The philosopher, Trudy Govier (2002) has used this term. Secondary forgiveness occurs when you are hurt because of a person’s actions toward a loved one. In other words, the mother truly is offended and hurt when someone bullies her daughter in school. It is secondary in the sense that the mother was not directly bullied. Yet, the fact that she is resentful and legitimately so because of the actions toward her daughter, the mother then can go ahead and forgive the one who bullies. It is important to note that the mother is not forgiving the one who bullies on behalf of the daughter. It still is up to the daughter to offer primary forgiveness or not. It is the daughter’s choice. The mother’s forgiveness does not substitute for the daughter’s response.
Govier, T. (2002). Forgiveness and revenge. New York: Routledge.
I think you are right that the negative view of humility within philosophy has been with us for centuries, with the writings of the Scottish philosopher David Hume and the German philosopher Friedrich Nietzsche. For example, in the late 1800s, Nietzsche stated that those who try to humble themselves are actually trying to exalt the self.

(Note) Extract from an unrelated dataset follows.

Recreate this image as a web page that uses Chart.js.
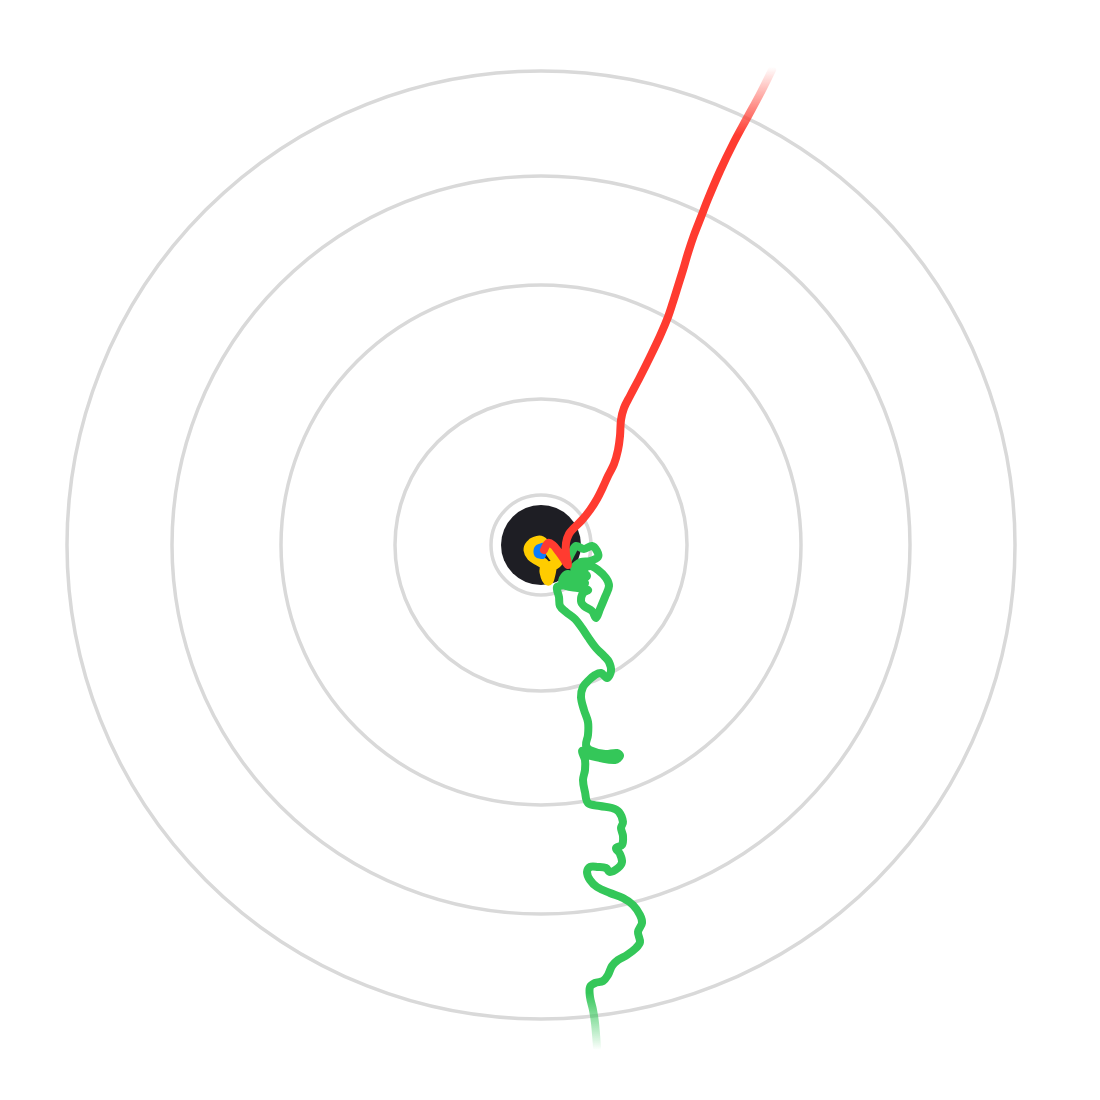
<!DOCTYPE html>
<html>
<head>
<meta charset="utf-8">
<script src="https://cdn.jsdelivr.net/npm/chart.js@4/dist/chart.umd.min.js"></script>
<style>
  html, body { margin: 0; padding: 0; background: #ffffff; }
  #wrap { width: 1100px; height: 1100px; position: relative; }
</style>
</head>
<body>
<div id="wrap"><canvas id="myChart"></canvas></div>
<script>
// track offsets from the target centre (x right, y up)
var redTrack = [
  [3,-5],[7,2],[12,0],[17,-6],[22,-13],[27,-20],[25,-9],[25,2],[28,11],[33,17],
  [41,25],[49,35],[56,46],[62,58],[67,69],[73,81],[77,95],[79,109],[80,125],[83,137],
  [89,149],[99,168],[109,188],[119,209],[127,228],[132,243],[137,259],[142,275],[147,292],[153,310],
  [160,328],[167,346],[179,374],[192,401],[206,427],[219,451],[231,475]
];
var greenTrack = [
  [26,-17],[31,-7],[35,-1],[43,-4],[51,-1],[56,-6],[57,-12],[49,-16],[40,-17],[33,-23],
  [40,-26],[46,-31],[38,-34],[31,-29],[34,-38],[44,-38],
  [27,-29],[21,-36],[25,-41],[37,-43],[47,-45],[42,-48],[40,-56],[43,-61],[51,-66],[55,-73],
  [59,-64],[64,-52],[68,-41],[65,-33],[57,-25],[49,-21],[39,-26],[31,-34],[23,-40],[16,-42],
  [18,-52],[19,-61],[25,-67],[34,-74],[41,-83],[47,-92],[55,-103],[63,-111],[68,-117],[70,-126],
  [66,-133],[60,-128],[54,-130],[48,-135],[42,-142],[40,-152],[43,-165],[47,-177],[47,-190],[45,-200],
  [49,-205],[64,-209],[76,-208],[79,-211],[74,-215],[59,-213],[47,-210],[41,-206],[44,-215],[44,-225],
  [42,-235],[44,-247],[47,-258],[59,-261],[71,-263],[78,-267],[82,-277],[80,-283],[82,-291],[81,-300],
  [75,-303],[79,-309],[81,-317],[77,-323],[69,-327],[65,-323],[57,-322],[49,-322],[46,-327],[49,-335],
  [56,-342],[69,-348],[82,-353],[92,-360],[99,-370],[101,-378],[97,-387],[99,-397],[95,-403],[86,-410],
  [77,-415],[71,-421],[67,-430],[62,-436],[54,-438],[49,-442],[49,-452],[52,-465],[54,-478],[56,-502]
];
var yellowTrack = [
  [-8,2],[-1,4],[6,-2],[12,-10],[16,-17],[11,-21],[9,-29],[7,-35],[4,-27],[4,-20],
  [-3,-15],[-9,-11],[-12,-5],[-10,0],[-6,2]
];
var blueTrack = [
  [1,-2],[-3,-4],[-3,-9],[1,-10]
];

var ringRadii = [50, 146, 260, 369, 474];
var discRadius = 40;

var redFade = [410, 478];
var greenFade = [-448, -505];

function radiusPx(chart, r) {
    var s = chart.scales.x;
    return s.getPixelForValue(r) - s.getPixelForValue(0);
}

function fadeColor(rgb, range) {
    return function(context) {
        var chart = context.chart;
        if (!chart.chartArea) return 'rgb(' + rgb + ')';
        var y = chart.scales.y;
        var g = chart.ctx.createLinearGradient(0, y.getPixelForValue(range[0]), 0, y.getPixelForValue(range[1]));
        g.addColorStop(0, 'rgba(' + rgb + ',1)');
        g.addColorStop(1, 'rgba(' + rgb + ',0)');
        return g;
    };
}

var lineBase = {
    showLine: true,
    pointRadius: 0,
    pointHoverRadius: 0,
    tension: 0.35,
    borderCapStyle: 'round',
    borderJoinStyle: 'round',
    fill: false
};

var ctx = document.getElementById('myChart').getContext('2d');

var myChart = new Chart(ctx, {
    type: 'scatter',
    data: {
        datasets: [
            Object.assign({}, lineBase, {
                label: 'red',
                data: redTrack,
                borderColor: fadeColor('255,59,48', redFade),
                borderWidth: 8,
                order: 0
            }),
            Object.assign({}, lineBase, {
                label: 'blue',
                data: blueTrack,
                borderColor: '#0a7cff',
                borderWidth: 8,
                order: 1
            }),
            Object.assign({}, lineBase, {
                label: 'yellow',
                data: yellowTrack,
                borderColor: '#ffcc00',
                borderWidth: 11,
                order: 2
            }),
            Object.assign({}, lineBase, {
                label: 'green',
                data: greenTrack,
                borderColor: fadeColor('52,199,89', greenFade),
                borderWidth: 8,
                order: 3
            }),
            {
                label: 'disc',
                data: [[0, 0]],
                pointRadius: function(c) { return radiusPx(c.chart, discRadius); },
                pointBackgroundColor: '#1e1e24',
                pointBorderWidth: 0,
                clip: false,
                order: 4
            },
            {
                label: 'rings',
                data: ringRadii.map(function() { return [0, 0]; }),
                pointRadius: function(c) { return radiusPx(c.chart, ringRadii[c.dataIndex]); },
                pointBackgroundColor: 'rgba(0,0,0,0)',
                pointBorderColor: '#d9d9d9',
                pointBorderWidth: 3.5,
                clip: false,
                order: 5
            }
        ]
    },
    options: {
        responsive: true,
        maintainAspectRatio: false,
        animation: false,
        events: [],
        layout: { padding: 0, autoPadding: false },
        plugins: {
            legend: { display: false },
            tooltip: { enabled: false }
        },
        scales: {
            x: { type: 'linear', min: -541, max: 559, display: false },
            y: { type: 'linear', min: -555, max: 545, display: false }
        }
    }
});
</script>
</body>
</html>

The famous philosophers Albert Camus and John Paul Sartre, in post-World War II France, split over the theme of humility. Whereas Camus embraced moral humility, rejected absolutism and violence, and acknowledged human fallibility, Sartre was not convinced (Dresser, 2017). I am not surprised, then, that philosophers such as David Hume have a negative view of forgiveness, which he called “a monkish virtue.” I wonder what Mr. Hume did when holding resentment toward those who were less than fair to him.